The formal end came with the National Assistance Act of 1948, whose first section stated plainly: “The existing poor law shall cease to have effect.”7legislation.gov.uk. National Assistance Act 1948 The Act replaced parish-based poor relief with a national system of social services administered by local authorities under central government oversight, forming one pillar of the postwar British welfare state. After nearly six hundred years, the legal architecture that linked poverty relief to local parishes, compulsory labor, and the threat of the workhouse was finally dismantled.
English poor laws crossed the Atlantic with the earliest colonists and became the template for American poverty relief. Rhode Island declared in 1647 that its poor relief system would be based on English poor laws. Maryland’s colonial legislature copied the language nearly verbatim, ordering each town to “provide carefully for the relief of the poor, to maintain the impotent, and to employ the able, and shall appoint an overseer for the same purpose.” Virginia in 1672 directed its justices of the peace to enforce the English laws against “vagrant, idle and dissolute persons.” Pennsylvania enacted comprehensive poor relief legislation in 1705 modeled on contemporary English law and adopted its own settlement and removal requirements in 1718.
The core structure traveled intact: local taxation funding local relief, classification of the poor into deserving and undeserving categories, overseers appointed to manage distributions, and settlement rules that restricted where a person could receive aid. American communities routinely turned away indigent newcomers, and colonial apprenticeship systems were patterned directly on the 1601 Act’s authorization for overseers to bind out pauper children.
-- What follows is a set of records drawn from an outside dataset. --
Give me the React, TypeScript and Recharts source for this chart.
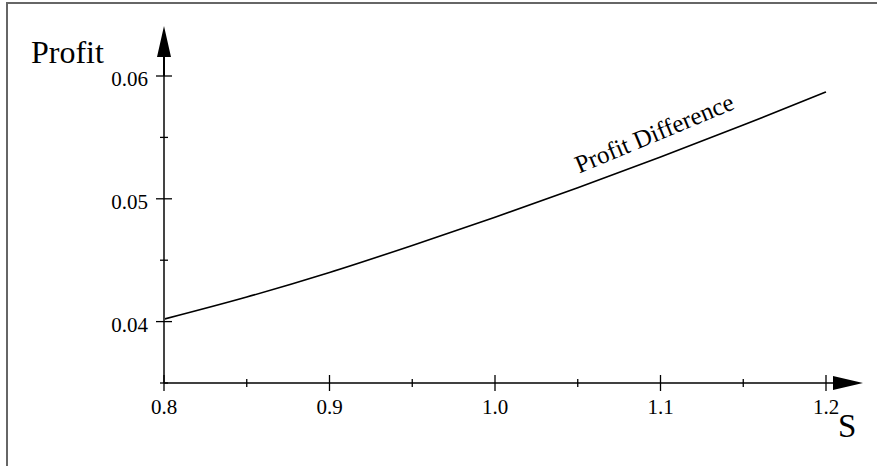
import { Label, Line, LineChart, XAxis, YAxis } from 'recharts';

const sValues = [0.8, 0.85, 0.9, 0.95, 1.0, 1.05, 1.1, 1.15, 1.2];
const profitDiff = [0.0402, 0.042, 0.044, 0.0462, 0.0485, 0.0509, 0.0534, 0.056, 0.0587];
const xTicks = [0.8, 0.85, 0.9, 0.95, 1.0, 1.05, 1.1, 1.15, 1.2];
const xLabelled = [0.8, 0.9, 1.0, 1.1, 1.2];
const yTicks = [0.035, 0.04, 0.045, 0.05, 0.055, 0.06];
const yLabelled = [0.04, 0.05, 0.06];

const data = sValues.map((s, i) => ({ s, diff: profitDiff[i] }));

const serif = '"Liberation Serif", "DejaVu Serif", serif';

const isMajor = (list: number[], v: number) => list.some((t) => Math.abs(t - v) < 1e-9);

function XTick({ x, y, payload }: any) {
  const major = isMajor(xLabelled, payload.value);
  const len = major ? 8 : 4;
  return (
    <g>
      <line x1={x} x2={x} y1={y - len} y2={y + len} stroke="#000" strokeWidth={1.3} />
      {major && (
        <text x={x} y={y + 31} textAnchor="middle" fontFamily={serif} fontSize={21} fill="#000">
          {payload.value.toFixed(1)}
        </text>
      )}
    </g>
  );
}

function YTick({ x, y, payload }: any) {
  const major = isMajor(yLabelled, payload.value);
  const len = major ? 8 : 4;
  return (
    <g>
      <line x1={x - len} x2={x + len} y1={y} y2={y} stroke="#000" strokeWidth={1.3} />
      {major && (
        <text x={x - 16} y={y + 10} textAnchor="end" fontFamily={serif} fontSize={21} fill="#000">
          {payload.value.toFixed(2)}
        </text>
      )}
    </g>
  );
}

// curve caption, hung off the point at S = 1.1
function CurveLabel({ x, y, index }: any) {
  if (index !== 6) return null;
  const cx = x - 3;
  const cy = y - 16;
  return (
    <text
      x={cx}
      y={cy}
      textAnchor="middle"
      fontFamily={serif}
      fontSize={25}
      fill="#000"
      transform={`rotate(-22.5, ${cx}, ${cy})`}
    >
      Profit Difference
    </text>
  );
}

export default function App() {
  return (
    <div style={{ position: 'absolute', left: 0, top: 0, width: 877, height: 466, background: '#fff' }}>
      <svg width={0} height={0} style={{ position: 'absolute' }}>
        <defs>
          <marker id="arrowX" markerUnits="userSpaceOnUse" viewBox="0 0 40 20" markerWidth={40} markerHeight={20} refX={0} refY={10} orient="auto">
            <path d="M0,9.25 L7,9.25 L7,3 L37,10 L7,17 L7,10.75 L0,10.75 Z" fill="#000" />
          </marker>
          <marker id="arrowY" markerUnits="userSpaceOnUse" viewBox="0 0 52 20" markerWidth={52} markerHeight={20} refX={0} refY={10} orient="auto-start-reverse">
            <path d="M0,9 L19,9 L19,3 L50,10 L19,17 L19,11 L0,11 Z" fill="#000" />
          </marker>
        </defs>
      </svg>
      <div
        style={{
          position: 'absolute',
          left: 6,
          top: 2,
          width: 871,
          height: 464,
          borderTop: '2px solid #666',
          borderLeft: '2px solid #666',
          boxSizing: 'border-box',
        }}
      />
      <div style={{ position: 'absolute', left: 0, top: 0 }}>
        <LineChart width={877} height={466} data={data} margin={{ top: 76, right: 51, bottom: 0, left: 0 }}>
          <XAxis
            dataKey="s"
            type="number"
            domain={[0.8, 1.2]}
            ticks={xTicks}
            height={83}
            tickSize={0}
            tickMargin={0}
            tickLine={false}
            tick={<XTick />}
            axisLine={{ stroke: '#000', strokeWidth: 1.5, markerEnd: 'url(#arrowX)' }}
            interval={0}
          >
            <Label
              content={() => (
                <text x={838} y={437} fontFamily={serif} fontSize={33} fill="#000">
                  S
                </text>
              )}
            />
          </XAxis>
          <YAxis
            type="number"
            domain={[0.035, 0.06]}
            ticks={yTicks}
            width={164}
            tickSize={0}
            tickMargin={0}
            tickLine={false}
            tick={<YTick />}
            axisLine={{ stroke: '#444', strokeWidth: 2, markerStart: 'url(#arrowY)' }}
            interval={0}
          >
            <Label
              content={() => (
                <text x={31} y={63} fontFamily={serif} fontSize={32} fill="#000">
                  Profit
                </text>
              )}
            />
          </YAxis>
          <Line
            type="monotone"
            dataKey="diff"
            stroke="#000"
            strokeWidth={1.6}
            dot={false}
            activeDot={false}
            isAnimationActive={false}
            label={<CurveLabel />}
          />
        </LineChart>
      </div>
    </div>
  );
}
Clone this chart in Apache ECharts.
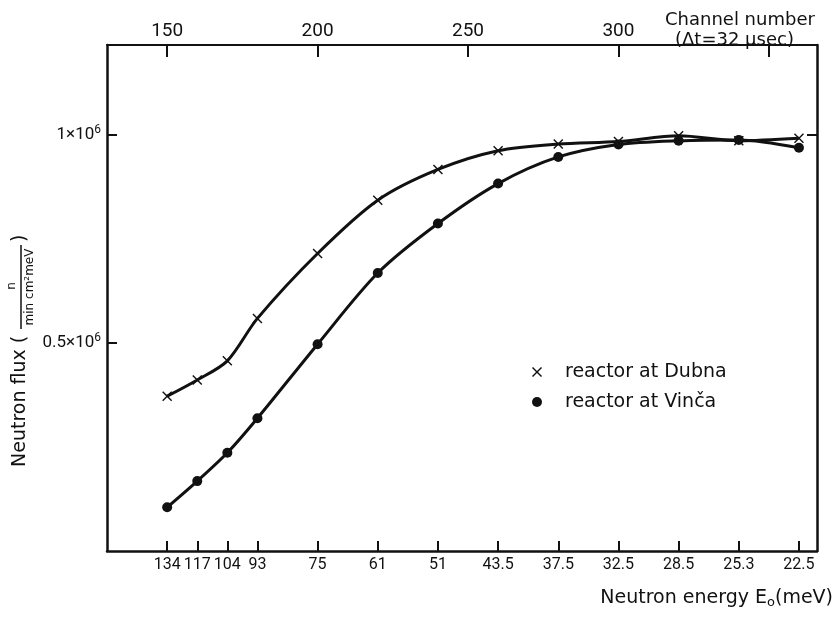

The poor law tradition dominated American welfare until the twentieth century. Almshouses and poor farms operated across the country through the 1800s, functioning much like their English counterparts. The decisive break came with the Social Security Act of 1935, which created federal programs for retired workers, dependent mothers and children, the blind, and the disabled, shifting the foundation of American welfare from local poor relief to a national contributory insurance system.8Social Security Administration. Historical Background and Development The constitutional landscape shifted as well. In 1969, the Supreme Court struck down state residency requirements for welfare benefits in Shapiro v. Thompson, holding that such rules violated the right to interstate travel and could not be used to deter the poor from moving between states. That decision effectively ended the American version of the settlement and removal system that the English poor laws had pioneered three centuries earlier.